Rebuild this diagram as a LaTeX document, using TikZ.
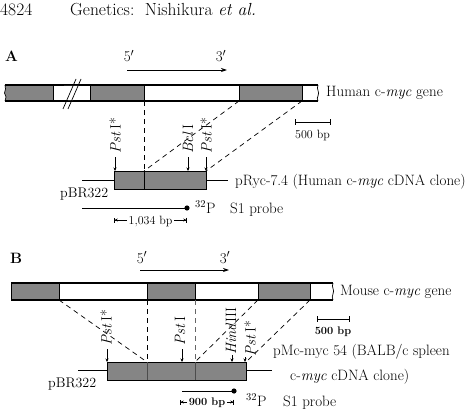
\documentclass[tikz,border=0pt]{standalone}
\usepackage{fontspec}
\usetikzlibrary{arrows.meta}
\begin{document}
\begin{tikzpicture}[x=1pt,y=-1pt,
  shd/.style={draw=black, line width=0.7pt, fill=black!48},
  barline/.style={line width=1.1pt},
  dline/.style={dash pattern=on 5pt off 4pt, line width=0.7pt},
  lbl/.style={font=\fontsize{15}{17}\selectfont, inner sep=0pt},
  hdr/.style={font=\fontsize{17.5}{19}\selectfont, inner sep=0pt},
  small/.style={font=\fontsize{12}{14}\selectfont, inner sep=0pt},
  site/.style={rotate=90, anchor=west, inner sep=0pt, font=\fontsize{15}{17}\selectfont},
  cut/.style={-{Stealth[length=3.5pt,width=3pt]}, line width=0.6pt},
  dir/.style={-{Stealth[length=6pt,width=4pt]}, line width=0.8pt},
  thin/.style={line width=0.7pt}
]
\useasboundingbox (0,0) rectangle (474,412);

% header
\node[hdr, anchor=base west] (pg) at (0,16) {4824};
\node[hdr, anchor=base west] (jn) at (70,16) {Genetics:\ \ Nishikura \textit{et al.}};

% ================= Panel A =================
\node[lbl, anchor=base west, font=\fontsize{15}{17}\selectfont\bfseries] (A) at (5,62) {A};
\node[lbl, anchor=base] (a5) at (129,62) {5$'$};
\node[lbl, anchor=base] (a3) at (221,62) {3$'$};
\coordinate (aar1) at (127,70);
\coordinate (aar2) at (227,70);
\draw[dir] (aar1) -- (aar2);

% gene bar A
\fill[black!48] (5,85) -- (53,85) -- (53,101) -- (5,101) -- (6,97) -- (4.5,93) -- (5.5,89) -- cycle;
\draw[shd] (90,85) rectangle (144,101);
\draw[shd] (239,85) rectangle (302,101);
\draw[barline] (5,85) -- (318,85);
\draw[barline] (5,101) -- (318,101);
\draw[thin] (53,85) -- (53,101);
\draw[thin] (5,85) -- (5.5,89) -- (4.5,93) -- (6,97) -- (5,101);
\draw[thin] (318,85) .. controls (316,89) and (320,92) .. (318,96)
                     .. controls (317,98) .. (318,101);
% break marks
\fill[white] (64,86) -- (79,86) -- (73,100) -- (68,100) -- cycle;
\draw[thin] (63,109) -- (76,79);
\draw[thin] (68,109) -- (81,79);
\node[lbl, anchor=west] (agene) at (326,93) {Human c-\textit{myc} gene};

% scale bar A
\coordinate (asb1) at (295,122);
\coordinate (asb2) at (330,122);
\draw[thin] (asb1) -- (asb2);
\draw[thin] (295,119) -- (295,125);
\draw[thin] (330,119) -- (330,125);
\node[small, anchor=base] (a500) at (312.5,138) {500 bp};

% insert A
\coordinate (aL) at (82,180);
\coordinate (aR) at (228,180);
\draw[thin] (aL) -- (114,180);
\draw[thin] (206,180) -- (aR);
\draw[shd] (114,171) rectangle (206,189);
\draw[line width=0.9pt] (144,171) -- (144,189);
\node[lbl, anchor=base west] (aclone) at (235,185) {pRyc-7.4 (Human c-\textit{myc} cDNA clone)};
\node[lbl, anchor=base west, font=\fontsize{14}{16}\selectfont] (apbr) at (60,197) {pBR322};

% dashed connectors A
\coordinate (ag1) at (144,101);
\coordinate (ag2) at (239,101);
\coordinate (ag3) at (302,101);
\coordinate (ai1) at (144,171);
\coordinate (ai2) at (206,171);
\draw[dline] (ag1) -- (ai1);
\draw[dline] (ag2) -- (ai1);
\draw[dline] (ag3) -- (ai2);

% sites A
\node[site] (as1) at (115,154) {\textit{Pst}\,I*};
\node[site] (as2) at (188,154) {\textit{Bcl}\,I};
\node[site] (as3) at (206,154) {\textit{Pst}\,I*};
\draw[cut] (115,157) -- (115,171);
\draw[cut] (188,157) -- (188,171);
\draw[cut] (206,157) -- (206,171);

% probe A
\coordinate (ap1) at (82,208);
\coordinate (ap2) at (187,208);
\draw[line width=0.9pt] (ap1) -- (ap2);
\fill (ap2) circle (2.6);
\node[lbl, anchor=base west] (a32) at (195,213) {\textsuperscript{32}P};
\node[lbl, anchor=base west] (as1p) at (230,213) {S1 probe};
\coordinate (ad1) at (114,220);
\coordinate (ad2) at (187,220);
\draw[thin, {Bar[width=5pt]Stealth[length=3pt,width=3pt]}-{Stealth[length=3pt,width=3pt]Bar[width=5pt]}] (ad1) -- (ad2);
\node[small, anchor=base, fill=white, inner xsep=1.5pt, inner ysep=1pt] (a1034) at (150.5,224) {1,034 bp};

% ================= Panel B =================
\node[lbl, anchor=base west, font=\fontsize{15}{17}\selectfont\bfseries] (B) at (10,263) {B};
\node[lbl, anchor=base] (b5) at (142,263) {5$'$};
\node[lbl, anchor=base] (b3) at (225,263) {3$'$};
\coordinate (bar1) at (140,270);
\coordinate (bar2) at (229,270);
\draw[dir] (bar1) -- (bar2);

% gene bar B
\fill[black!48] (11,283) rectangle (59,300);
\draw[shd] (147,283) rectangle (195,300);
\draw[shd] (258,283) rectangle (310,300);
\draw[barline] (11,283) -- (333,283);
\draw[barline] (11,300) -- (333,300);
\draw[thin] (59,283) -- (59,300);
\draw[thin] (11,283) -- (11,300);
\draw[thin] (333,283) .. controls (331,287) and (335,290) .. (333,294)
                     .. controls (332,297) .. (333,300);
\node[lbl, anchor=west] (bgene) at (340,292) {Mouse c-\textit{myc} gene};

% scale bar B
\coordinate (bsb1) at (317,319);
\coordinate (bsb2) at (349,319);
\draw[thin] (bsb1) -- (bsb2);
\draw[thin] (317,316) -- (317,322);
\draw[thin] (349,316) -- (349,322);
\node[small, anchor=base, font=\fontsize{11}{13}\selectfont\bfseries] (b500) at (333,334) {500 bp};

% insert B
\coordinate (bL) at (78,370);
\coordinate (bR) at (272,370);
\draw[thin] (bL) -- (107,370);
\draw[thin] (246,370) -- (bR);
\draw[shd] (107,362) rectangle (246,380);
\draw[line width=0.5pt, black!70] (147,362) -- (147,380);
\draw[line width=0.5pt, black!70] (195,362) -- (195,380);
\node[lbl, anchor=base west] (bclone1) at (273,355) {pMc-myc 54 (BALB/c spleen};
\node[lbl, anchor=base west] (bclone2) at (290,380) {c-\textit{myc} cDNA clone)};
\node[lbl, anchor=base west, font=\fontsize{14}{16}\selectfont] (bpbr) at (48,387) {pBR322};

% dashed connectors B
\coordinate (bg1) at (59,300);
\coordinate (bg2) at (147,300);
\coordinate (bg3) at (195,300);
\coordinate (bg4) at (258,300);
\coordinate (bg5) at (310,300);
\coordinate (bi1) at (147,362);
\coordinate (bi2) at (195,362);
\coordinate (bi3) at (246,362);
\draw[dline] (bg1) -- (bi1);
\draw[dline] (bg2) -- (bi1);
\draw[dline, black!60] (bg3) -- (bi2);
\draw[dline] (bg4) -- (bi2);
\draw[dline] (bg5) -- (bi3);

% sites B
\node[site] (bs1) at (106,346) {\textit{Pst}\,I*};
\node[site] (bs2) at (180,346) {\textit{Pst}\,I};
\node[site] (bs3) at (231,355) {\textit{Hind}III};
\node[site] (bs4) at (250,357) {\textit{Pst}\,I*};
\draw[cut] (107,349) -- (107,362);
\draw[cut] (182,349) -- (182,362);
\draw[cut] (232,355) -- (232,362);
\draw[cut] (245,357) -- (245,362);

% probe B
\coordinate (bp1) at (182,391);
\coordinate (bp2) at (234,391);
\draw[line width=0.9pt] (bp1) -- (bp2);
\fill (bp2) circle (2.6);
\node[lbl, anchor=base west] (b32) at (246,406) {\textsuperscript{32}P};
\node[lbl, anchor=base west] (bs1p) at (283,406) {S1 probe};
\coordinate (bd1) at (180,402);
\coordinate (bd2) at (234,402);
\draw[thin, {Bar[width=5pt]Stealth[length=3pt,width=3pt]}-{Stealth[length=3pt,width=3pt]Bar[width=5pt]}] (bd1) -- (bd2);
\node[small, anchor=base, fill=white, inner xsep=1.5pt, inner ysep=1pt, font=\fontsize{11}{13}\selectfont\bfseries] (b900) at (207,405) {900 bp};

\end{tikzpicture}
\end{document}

━━━━━━━━━━━━━━━━━━━━

### Task to carry out
The lines from the start of the data through the line that contains "(0,0) rectangle (474,412);" are to be returned exactly, please, with both ends included and every picture left out.

### Completed task
Rebuild this diagram as a LaTeX document, using TikZ.
\documentclass[tikz,border=0pt]{standalone}
\usepackage{fontspec}
\usetikzlibrary{arrows.meta}
\begin{document}
\begin{tikzpicture}[x=1pt,y=-1pt,
  shd/.style={draw=black, line width=0.7pt, fill=black!48},
  barline/.style={line width=1.1pt},
  dline/.style={dash pattern=on 5pt off 4pt, line width=0.7pt},
  lbl/.style={font=\fontsize{15}{17}\selectfont, inner sep=0pt},
  hdr/.style={font=\fontsize{17.5}{19}\selectfont, inner sep=0pt},
  small/.style={font=\fontsize{12}{14}\selectfont, inner sep=0pt},
  site/.style={rotate=90, anchor=west, inner sep=0pt, font=\fontsize{15}{17}\selectfont},
  cut/.style={-{Stealth[length=3.5pt,width=3pt]}, line width=0.6pt},
  dir/.style={-{Stealth[length=6pt,width=4pt]}, line width=0.8pt},
  thin/.style={line width=0.7pt}
]
\useasboundingbox (0,0) rectangle (474,412);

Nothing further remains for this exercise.